We may earn money or products from the companies mentioned in this post.
What seems like a hundred years ago, even though it’s more like twenty, I used to work as a phlebotomist in a satellite lab. It was there, while I was supposed to be doing my job, that I stumbled on how to make my own jewelry from a catalogue of work-at-home projects I’d purchased in the mail.
Actually, I started practicing my new craft at home with the directions provided by the company, it was just that I had so much down time while working the satellite by myself, I used to literally lay out all the supplies, tools and directions, toiling away for hours at a time, teaching myself how to weave string and beads into beautiful, fringe style earrings and other pieces of jewelry. Back then my eyes were sharp and my fingers nimble, not to mention I had a lot more patience than I do these days. These were seed beads I was working with at the time, tiny little things, some of them no bigger than the head of a pin.
I would lay everything out on the empty counter and work, and when a patient came in to have their blood drawn, I’d get up and go do it. That’s how slow business was back in the day and I took advantage since I got all my work done, processed and sent out in a timely manner. My supervisor didn’t mind, as long as I got my work done efficiently. I wish I could remember the name of the company that I made those first pieces for, unfortunately, it was a scam but at least, I learned a new craft and began to make and try to sell them myself. This lead to more how-to manuals and magazines and I had the bug. I couldn’t pass Michael’s or Hobby Lobby or any craft show that sold beads for that matter, without buying more. I have enough beads, buttons and tools to open my own small store, yet now I rarely have the time for making jewelry anymore.
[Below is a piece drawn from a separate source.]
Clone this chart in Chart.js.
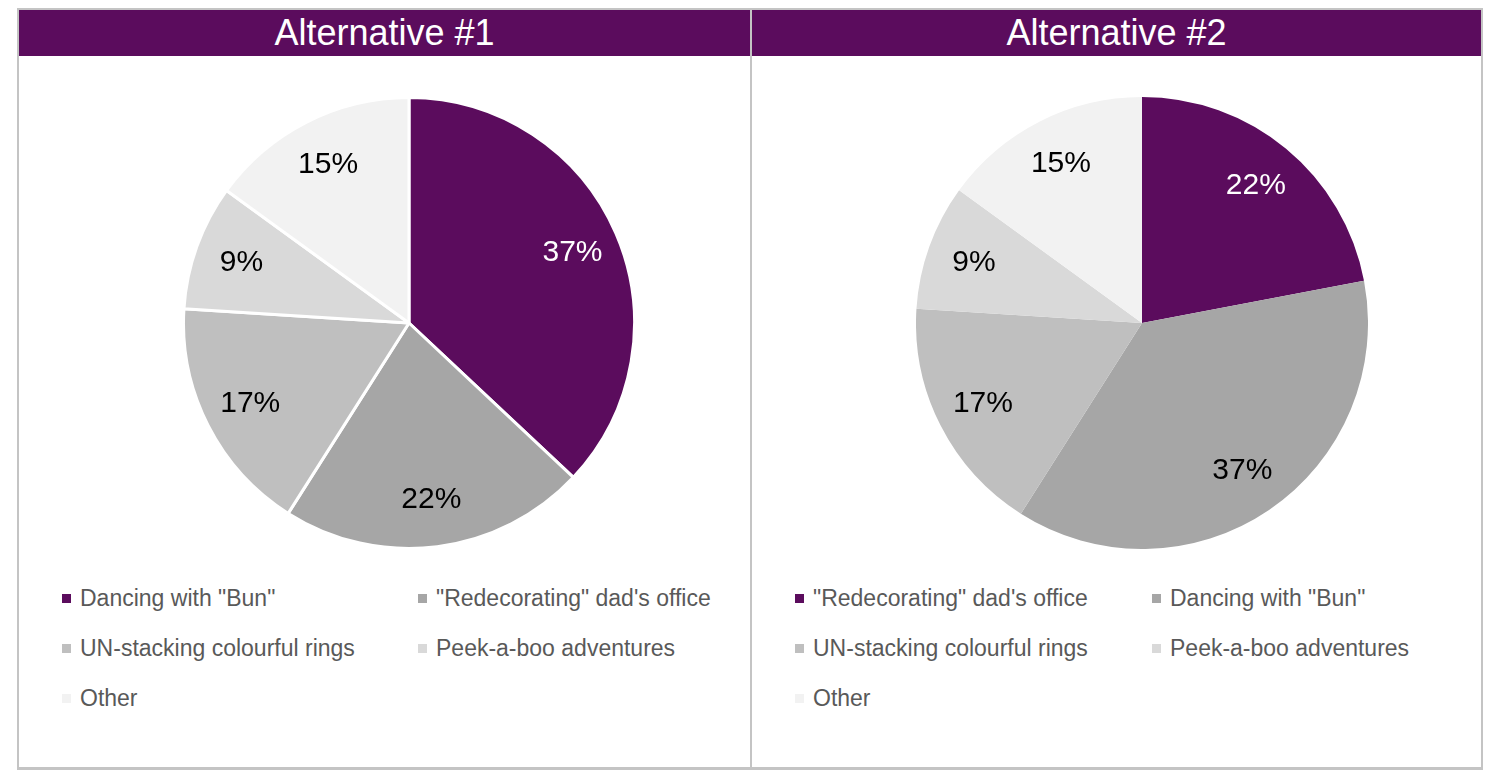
<!DOCTYPE html>
<html>
<head>
<meta charset="utf-8">
<script src="https://cdn.jsdelivr.net/npm/chart.js@4.4.1/dist/chart.umd.min.js"></script>
<style>
  body { margin: 0; background: #ffffff; width: 1500px; height: 781px; position: relative; overflow: hidden; font-family: "Liberation Sans", Arial, sans-serif; }
  .frame { position: absolute; left: 17px; top: 8px; width: 1462px; height: 757px; border: 2px solid #c4c4c4; border-bottom-width: 3px; }
  .divider { position: absolute; left: 750px; top: 8px; width: 2px; height: 760px; background: #c4c4c4; }
  .header { position: absolute; top: 10px; height: 46px; background: #5b0c5d; color: #ffffff; font-size: 36px; line-height: 46px; text-align: center; }
  .pie { position: absolute; }
  .legend { position: absolute; top: 580px; display: grid; row-gap: 14px; color: #595959; font-size: 23px; }
  .legend .item { display: flex; align-items: center; height: 36px; white-space: nowrap; }
  .legend .box { width: 9px; height: 9px; margin-right: 9px; flex: none; }
</style>
</head>
<body>
<div class="frame"></div>
<div class="divider"></div>
<div class="header" style="left:19px;width:731px;">Alternative #1</div>
<div class="header" style="left:752px;width:729px;">Alternative #2</div>

<div class="pie" style="left:182px;top:96px;width:454px;height:454px;"><canvas id="pie1"></canvas></div>
<div class="pie" style="left:916px;top:97px;width:452px;height:452px;"><canvas id="pie2"></canvas></div>

<div class="legend" id="legend1" style="left:62px;grid-template-columns:356px auto;"></div>
<div class="legend" id="legend2" style="left:795px;grid-template-columns:357px auto;"></div>

<script>
// slice colours, in drawing order
var colors = ['#5b0c5d', '#a6a6a6', '#bfbfbf', '#d9d9d9', '#f2f2f2'];

// Alternative #1
var labels1 = ['Dancing with "Bun"', '"Redecorating" dad\'s office', 'UN-stacking colourful rings', 'Peek-a-boo adventures', 'Other'];
var values1 = [37, 22, 17, 9, 15];

// Alternative #2
var labels2 = ['"Redecorating" dad\'s office', 'Dancing with "Bun"', 'UN-stacking colourful rings', 'Peek-a-boo adventures', 'Other'];
var values2 = [22, 37, 17, 9, 15];

// percentage labels inside the slices
var sliceLabels = {
  id: 'sliceLabels',
  afterDatasetsDraw: function (chart) {
    var ctx = chart.ctx;
    var data = chart.data.datasets[0].data;
    var total = data.reduce(function (a, b) { return a + b; }, 0);
    chart.getDatasetMeta(0).data.forEach(function (arc, i) {
      var p = arc.getProps(['x', 'y', 'startAngle', 'endAngle', 'outerRadius'], true);
      var mid = (p.startAngle + p.endAngle) / 2;
      var r = p.outerRadius * 0.79;
      ctx.save();
      ctx.font = '30px "Liberation Sans", Arial, sans-serif';
      ctx.fillStyle = i === 0 ? '#ffffff' : '#000000';
      ctx.textAlign = 'center';
      ctx.textBaseline = 'middle';
      ctx.fillText(Math.round(data[i] / total * 100) + '%', p.x + Math.cos(mid) * r, p.y + Math.sin(mid) * r);
      ctx.restore();
    });
  }
};

function makePie(id, labels, values, border) {
  var ctx = document.getElementById(id).getContext('2d');
  return new Chart(ctx, {
    type: 'pie',
    data: {
      labels: labels,
      datasets: [
        {
          data: values,
          backgroundColor: colors,
          borderColor: '#ffffff',
          borderWidth: border
        }
      ]
    },
    options: {
      responsive: true,
      maintainAspectRatio: false,
      animation: false,
      layout: { padding: 0 },
      plugins: {
        legend: { display: false },
        tooltip: { enabled: false }
      }
    },
    plugins: [sliceLabels]
  });
}

function makeLegend(id, labels) {
  var el = document.getElementById(id);
  labels.forEach(function (label, i) {
    var item = document.createElement('div');
    item.className = 'item';
    var box = document.createElement('span');
    box.className = 'box';
    box.style.background = colors[i];
    var txt = document.createElement('span');
    txt.textContent = label;
    item.appendChild(box);
    item.appendChild(txt);
    el.appendChild(item);
  });
}

makePie('pie1', labels1, values1, 3);
makePie('pie2', labels2, values2, 0);
makeLegend('legend1', labels1);
makeLegend('legend2', labels2);
</script>
</body>
</html>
I took the knowledge that the experience of that first company gave me and honed my craft, perfecting it over twenty years but never really getting the marketing of it down pat. Oh, I tried to sell a few pieces here and there, I placed it in craft shows and antique stores where you rent a little booth, yet no one else wanted to pay what they were worth to me. By then, there was way too much competition from the many discount jewelry stores, and honestly, my work was better than some artists but not as polished as many. I made earrings, and bracelets, rings and necklaces-I still have many of my finished pieces today. None were as special as those first ones I taught myself how to make, when I discovered I actually had a knack for stringing and weaving beads into something beautiful.
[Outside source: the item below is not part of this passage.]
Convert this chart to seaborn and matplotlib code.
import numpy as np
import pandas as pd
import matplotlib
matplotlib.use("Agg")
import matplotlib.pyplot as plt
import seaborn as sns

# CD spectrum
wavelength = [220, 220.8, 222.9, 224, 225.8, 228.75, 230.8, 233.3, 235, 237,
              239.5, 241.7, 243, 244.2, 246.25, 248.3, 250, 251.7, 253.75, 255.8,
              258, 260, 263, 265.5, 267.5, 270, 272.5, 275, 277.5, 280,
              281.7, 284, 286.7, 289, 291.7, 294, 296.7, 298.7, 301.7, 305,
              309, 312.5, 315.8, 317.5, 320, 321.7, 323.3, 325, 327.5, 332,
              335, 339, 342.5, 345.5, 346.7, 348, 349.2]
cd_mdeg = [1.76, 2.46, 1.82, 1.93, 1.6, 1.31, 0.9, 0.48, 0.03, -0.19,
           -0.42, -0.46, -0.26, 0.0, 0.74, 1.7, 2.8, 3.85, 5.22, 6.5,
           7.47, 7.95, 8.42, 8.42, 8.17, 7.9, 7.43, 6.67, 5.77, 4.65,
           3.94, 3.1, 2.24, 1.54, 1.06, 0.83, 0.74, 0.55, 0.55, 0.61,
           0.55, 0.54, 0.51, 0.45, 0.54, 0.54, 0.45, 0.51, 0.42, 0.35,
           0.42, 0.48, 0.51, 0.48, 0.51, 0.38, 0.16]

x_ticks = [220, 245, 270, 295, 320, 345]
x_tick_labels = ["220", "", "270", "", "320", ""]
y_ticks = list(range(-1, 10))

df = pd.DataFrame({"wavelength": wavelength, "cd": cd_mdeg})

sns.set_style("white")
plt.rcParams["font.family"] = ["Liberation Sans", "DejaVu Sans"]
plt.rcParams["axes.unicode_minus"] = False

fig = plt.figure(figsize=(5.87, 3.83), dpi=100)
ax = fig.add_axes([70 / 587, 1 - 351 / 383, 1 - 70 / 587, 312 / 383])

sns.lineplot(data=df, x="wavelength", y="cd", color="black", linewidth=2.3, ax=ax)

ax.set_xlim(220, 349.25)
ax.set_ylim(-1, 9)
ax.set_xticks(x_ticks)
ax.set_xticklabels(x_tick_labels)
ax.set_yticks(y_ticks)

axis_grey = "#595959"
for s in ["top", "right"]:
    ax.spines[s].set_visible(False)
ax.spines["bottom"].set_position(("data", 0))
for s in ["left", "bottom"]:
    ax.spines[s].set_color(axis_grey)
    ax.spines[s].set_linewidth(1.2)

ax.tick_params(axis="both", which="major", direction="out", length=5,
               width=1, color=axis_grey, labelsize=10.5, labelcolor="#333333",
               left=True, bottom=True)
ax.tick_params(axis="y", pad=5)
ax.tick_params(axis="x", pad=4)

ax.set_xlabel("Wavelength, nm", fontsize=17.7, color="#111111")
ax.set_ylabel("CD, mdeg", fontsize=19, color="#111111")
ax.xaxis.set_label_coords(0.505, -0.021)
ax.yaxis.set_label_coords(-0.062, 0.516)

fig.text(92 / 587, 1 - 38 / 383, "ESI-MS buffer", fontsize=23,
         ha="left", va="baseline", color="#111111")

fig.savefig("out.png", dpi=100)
Had I really believed in myself, I might have been better at marketing, but I told myself it would take the fun out of it if I had to mass produce my stock. I gave most of my jewelry away as gifts and kept some for myself, I can still make it when I want to give someone a heartfelt gift. It turns out I was doing it more for the love of the craft than something to make a profit on. Maybe I learned something more valuable than how to make jewelry that year. I learned how precious it is to be able to make something beautiful with your own two hands, how you share that gift is up to you.